The callback is called whenever a sentence is finished synthesizing.
Since the synthesize speed is faster than real-time, i.e., faster than the play speed, you may need to save the samples obtained from the callback in a FIFO.
If the FIFO is not empty, you can deque the samples from the FIFO, play them, and at the same time highlight the sentence corresponding to the current samples that are being played.
You need to track which samples in the FIFO correspond to which sentence.
For piper VITS models, the code to break text into sentences is https://github.com/k2-fsa/sherpa-onnx/blob/763a51486ed1aa58c3808e9438832e6cb3c510d2/sherpa-onnx/csrc/piper-phonemize-lexicon.cc#L232
(You can assume it uses .
, ?
, !
to break text into sentences).
If you want to highlight at the word level, then you can pass a single word instead of the whole text for synthesizing and you treat each word as a sentence.

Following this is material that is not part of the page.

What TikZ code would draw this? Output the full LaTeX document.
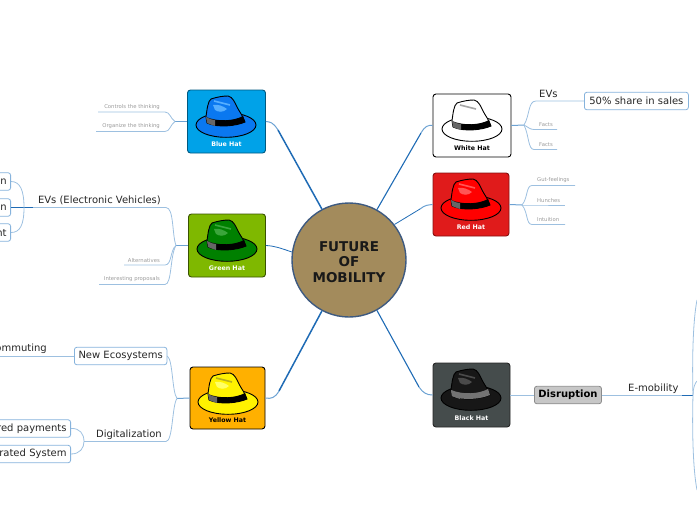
\documentclass[tikz,border=0pt]{standalone}
\usepackage{fontspec}
\setmainfont{DejaVu Sans}
\definecolor{linelight}{HTML}{9DC0E0}
\definecolor{linemid}{HTML}{6CA2D3}
\definecolor{linedark}{HTML}{1F6BB5}
\definecolor{boxline}{HTML}{86B3DC}
\definecolor{leafgrey}{HTML}{9A9A9A}
\definecolor{hatblue}{HTML}{00A2E8}
\definecolor{hatgreen}{HTML}{7FB800}
\definecolor{hatyellow}{HTML}{FFB000}
\definecolor{hatred}{HTML}{E01B1B}
\definecolor{hatblack}{HTML}{454C4C}
\definecolor{crownblue}{HTML}{0A78F0}
\definecolor{lightblue}{HTML}{55AEFF}
\definecolor{crowngreen}{HTML}{008000}
\definecolor{lightgreen}{HTML}{3BA53B}
\definecolor{lightyellow}{HTML}{FFFF66}
\definecolor{streakyellow}{HTML}{B8B020}
\definecolor{lightred}{HTML}{FF5555}
\definecolor{crownblack}{HTML}{171717}
\definecolor{lightblack}{HTML}{4A4A4A}
\definecolor{centrefill}{HTML}{A38B5C}
\definecolor{centreline}{HTML}{3E5A80}
\newcommand{\drawhat}[6]{%
 \begin{scope}[shift={#1}]
  \draw[black,line width=.9pt,fill=#2] (0,4) ellipse[x radius=30,y radius=12.3];
  \draw[black,line width=.9pt,fill=#2] (-19,2) -- (-20,-4)
    .. controls (-19,-12) and (-18,-20) .. (-15,-22)
    .. controls (-9,-24) and (-3,-25) .. (2,-25)
    .. controls (7,-24) and (9,-18) .. (11,-14)
    .. controls (13,-10) and (17,-5) .. (19,1)
    .. controls (10,5) and (-8,7) .. cycle;
  \fill[#3] (-13,-16) .. controls (-8,-17) and (-3,-15) .. (1,-12)
    .. controls (-3,-8) and (-8,-9) .. (-11,-11) -- cycle;
  \draw[#4,line width=1.6pt] (-12,-20) -- (4,-16);
  \fill[#5] (-20,-4) .. controls (-8,1) and (8,0) .. (17,-5)
    -- (19,1) .. controls (10,5) and (-8,7) .. (-19,2) -- cycle;
  \fill[#6] (-20,-4) .. controls (-16,-2) and (-13,-1) .. (-11,-1)
    -- (-11,5) .. controls (-14,4) and (-17,3) .. (-19,2) -- cycle;
 \end{scope}}
\tikzset{
 x=1pt,y=-1pt,
 hatbox/.style={draw,rounded corners=3pt,line width=.9pt,inner sep=0pt},
 hatlabel/.style={font=\bfseries\fontsize{6.3}{7}\selectfont,inner sep=0pt,anchor=south,yshift=6.5pt},
 topic/.style={draw=boxline,fill=white,rounded corners=2.5pt,line width=.8pt,font=\fontsize{10}{12}\selectfont,text=black!85,inner ysep=0pt,inner xsep=4pt,minimum height=17.5pt},
 offtopic/.style={topic,anchor=east,minimum width=80pt,align=right,text width=72pt},
 plain/.style={font=\fontsize{10}{12}\selectfont,text=black!85,inner sep=0pt},
 leaf/.style={font=\fontsize{5.3}{6}\selectfont,text=leafgrey,inner xsep=5pt,inner ysep=2.5pt},
 thinbranch/.style={draw=linelight,line width=.8pt},
 midbranch/.style={draw=linemid,line width=1pt},
 mainbranch/.style={draw=linedark,line width=1.5pt},
}
\begin{document}
\begin{tikzpicture}
\useasboundingbox (0,0) rectangle (697,520);
\clip (0,0) rectangle (697,520);

% hubs
\node[circle,draw=centreline,line width=1.4pt,fill=centrefill,minimum size=114pt,inner sep=0pt,align=center,
      font=\bfseries\fontsize{13.5}{15.5}\selectfont,text=black!90] (c) at (349,260) {\rule{0pt}{14pt}FUTURE\\OF\\MOBILITY};
\node[hatbox,draw=hatblue!55!black,fill=hatblue,minimum width=78pt,minimum height=63pt,
      label={[hatlabel,text=white]south:Blue Hat}] (blue) at (226.5,121.5) {};
\node[hatbox,draw=hatgreen!45!black,fill=hatgreen,minimum width=77pt,minimum height=63pt,
      label={[hatlabel,text=white]south:Green Hat}] (green) at (227,245.5) {};
\node[hatbox,draw=black,fill=hatyellow,minimum width=75pt,minimum height=62pt,
      label={[hatlabel,text=black]south:Yellow Hat}] (yellow) at (227.5,398) {};
\node[hatbox,draw=black,fill=white,minimum width=78pt,minimum height=63pt,
      label={[hatlabel,text=black]south:White Hat}] (white) at (472,125.5) {};
\node[hatbox,draw=hatred!60!black,fill=hatred,minimum width=76pt,minimum height=63pt,
      label={[hatlabel,text=white]south:Red Hat}] (red) at (471,204.5) {};
\node[hatbox,draw=black!85,fill=hatblack,minimum width=77pt,minimum height=64pt,
      label={[hatlabel,text=white]south:Black Hat}] (black) at (471.5,395) {};

% hats
\drawhat{(226,121)}{crownblue}{lightblue}{lightblue}{black}{black!60}
\drawhat{(227,245)}{crowngreen}{lightgreen}{lightgreen}{black}{black!60}
\drawhat{(228,398)}{yellow}{lightyellow}{streakyellow}{black}{black!60}
\drawhat{(472,125)}{white}{white}{black!35}{black}{black!60}
\drawhat{(471,204)}{red}{lightred}{lightred}{black}{black!60}
\drawhat{(471,394)}{crownblack}{lightblack}{lightblack}{black!55}{black!55}

% main connectors: heavy near the hub, lighter near the hat
\coordinate (mb) at (278,130);
\coordinate (my) at (279,391);
\coordinate (mw) at (421,133);
\coordinate (mr) at (420,209);
\coordinate (mk) at (419,387);
\draw[mainbranch] (c.118) -- (mb);
\draw[midbranch] (mb) .. controls (273,122) and (270,122) .. (blue.east);
\draw[midbranch,draw=linedark,line width=.8pt] (c.172) .. controls (280,248) and (275,246) .. (green.east);
\draw[mainbranch] (c.242) -- (my);
\draw[midbranch] (my) .. controls (275,398) and (271,399) .. (yellow.east);
\draw[mainbranch,line width=1.1pt] (c.61) -- (mw);
\draw[midbranch] (mw) .. controls (425,126) and (428,125) .. (white.west);
\draw[midbranch,draw=linedark,line width=.8pt] (c.38) -- (mr);
\draw[midbranch] (mr) .. controls (425,205) and (428,205) .. (red.west);
\draw[mainbranch,line width=1.1pt] (c.299) -- (mk);
\draw[midbranch] (mk) .. controls (423,393) and (427,395) .. (black.west);

% blue
\node[leaf,anchor=south east] (b1) at (165,112) {Controls the thinking};
\node[leaf,anchor=south east] (b2) at (165,131.5) {Organize the thinking};
\coordinate (bj) at (175,121.5);
\draw[midbranch] (blue.west) -- (bj);
\draw[thinbranch] (bj) .. controls (170,118) and (170,112) .. (b1.south east) -- ++(-67,0);
\draw[thinbranch] (bj) .. controls (170,125) and (170,131.5) .. (b2.south east) -- ++(-69,0);

% green
\node[plain,anchor=base east] (g0) at (161,203) {EVs (Electronic Vehicles)};
\node[leaf,anchor=south east] (g1) at (165,265) {Alternatives};
\node[leaf,anchor=south east] (g2) at (165,284.5) {Interesting proposals};
\coordinate (gj) at (176,245.5);
\coordinate (ge) at (166,207.5);
\coordinate (gl) at (33,207.5);
\coordinate (gk) at (24,207.5);
\node[offtopic] (g3) at (11,181.5) {n};
\node[offtopic] (g4) at (11,207.5) {n};
\node[offtopic] (g5) at (11,232.5) {nt};
\draw[midbranch] (green.west) -- (gj);
\draw[thinbranch] (gj) .. controls (172,235) and (174,207.5) .. (ge) -- (gl);
\draw[midbranch,draw=linedark,line width=.8pt] (gl) -- (g4.east);
\draw[thinbranch] (gj) .. controls (170,250) and (172,265) .. (g1.south east) -- ++(-41,0);
\draw[thinbranch] (gj) .. controls (170,255) and (172,284.5) .. (g2.south east) -- ++(-66,0);
\draw[thinbranch] (g3.east) .. controls (20,181.5) and (24,190) .. (gk) .. controls (24,225) and (20,232.5) .. (g5.east);

% yellow
\node[topic,anchor=west,minimum width=92.5pt] (y1) at (74,356) {New Ecosystems};
\node[plain,anchor=base east] (y2) at (162,437) {Digitalization};
\node[plain,anchor=base east] (y3) at (47,351) {ommuting};
\node[offtopic] (y4) at (71,428.5) {red payments};
\node[offtopic] (y5) at (71,454) {rated System};
\coordinate (yj) at (177,398.5);
\coordinate (ye) at (166,441.5);
\coordinate (yk) at (84,441.5);
\coordinate (yl) at (0,356);
\draw[midbranch] (yellow.west) -- (yj);
\draw[thinbranch] (yj) .. controls (172,392) and (173,360) .. (y1.east);
\draw[thinbranch] (yj) .. controls (172,405) and (173,441.5) .. (ye) -- (yk);
\draw[thinbranch] (y1.west) -- (yl);
\draw[thinbranch] (y4.east) .. controls (80,428) and (84,434) .. (yk) .. controls (84,448) and (80,454) .. (y5.east);

% white
\node[topic,anchor=west,minimum width=104pt] (w1) at (584,101) {50\% share in sales};
\node[plain,anchor=base west] (w2) at (539,97) {EVs};
\node[leaf,anchor=south west] (w3) at (534,129.5) {Facts};
\node[leaf,anchor=south west] (w4) at (534,149.5) {Facts};
\coordinate (wj) at (524,125);
\draw[midbranch] (white.east) -- (wj);
\draw[thinbranch] (wj) .. controls (530,115) and (528,101) .. (536,101) -- (w1.west);
\draw[thinbranch] (wj) .. controls (528,127) and (530,129.5) .. (w3.south west) -- ++(23,0);
\draw[thinbranch] (wj) .. controls (529,135) and (528,149.5) .. (w4.south west) -- ++(23,0);

% red
\node[leaf,anchor=south west] (r1) at (532,185.5) {Gut-feelings};
\node[leaf,anchor=south west] (r2) at (532,205) {Hunches};
\node[leaf,anchor=south west] (r3) at (532,224.5) {Intuition};
\coordinate (rj) at (522,205);
\draw[midbranch] (red.east) -- (rj);
\draw[thinbranch] (rj) .. controls (528,198) and (526,185.5) .. (r1.south west) -- ++(43,0);
\draw[thinbranch] (rj) -- (r2.south west) -- ++(33,0);
\draw[thinbranch] (rj) .. controls (528,212) and (526,224.5) .. (r3.south west) -- ++(33,0);

% black
\node[topic,anchor=west,draw=black!45,fill=black!22,minimum width=66.5pt,font=\bfseries\fontsize{10}{12}\selectfont,text=black] (d) at (534,395) {Disruption};
\node[plain,anchor=base west] (e) at (628,391) {E-mobility};
\coordinate (ej) at (693,395);
\coordinate (ed) at (682,395);
\coordinate (e1) at (697,300);
\coordinate (e2) at (697,381);
\coordinate (e3) at (697,490);
\draw[thinbranch] (black.east) -- (d.west);
\draw[thinbranch] (d.east) -- (ed);
\draw[draw=linedark,line width=.8pt] (ed) -- (ej);
\draw[thinbranch] (ej) .. controls (692,360) and (693,320) .. (e1);
\draw[thinbranch] (ej) .. controls (693,388) and (695,383) .. (e2);
\draw[thinbranch] (ej) .. controls (692,430) and (693,470) .. (e3);
\end{tikzpicture}
\end{document}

tried those to implement but failed, reserarch on chatgpt and no sollutions. can someone help me with this?
@studionexus-lk
I just learned it is possible to locate where each input word is in the returned wave. It requires changing the onnx export code and the C++ API to return such information.
@csukuangfj
Any update ?
requires changing the onnx export code and the C++ API to return such information.
@studionexus-lk
I just learned it is possible to locate where each input word is in the returned wave. It requires changing the onnx export code and the C++ API to return such information.
where i can find the export code and c++ api.
@csukuangfj
Any update ?
requires changing the onnx export code and the C++ API to return such information.
🥲 No
@studionexus-lk I just learned it is possible to locate where each input word is in the returned wave. It requires changing the onnx export code and the C++ API to return such information.
where i can find the export code and c++ api.
You can wait for our next version of TTS models, which can output the duration of each token.
any updates?
sorry, not yet
@studionexus-lk I just learned it is possible to locate where each input word is in the returned wave. It requires changing the onnx export code and the C++ API to return such information.
where i can find the export code and c++ api.
You can wait for our next version of TTS models, which can output the duration of each token.
umm is this was avaliable now?
cant we implement a method to detect the status of tts? currently speaking text that can be use to highlight the speaking text?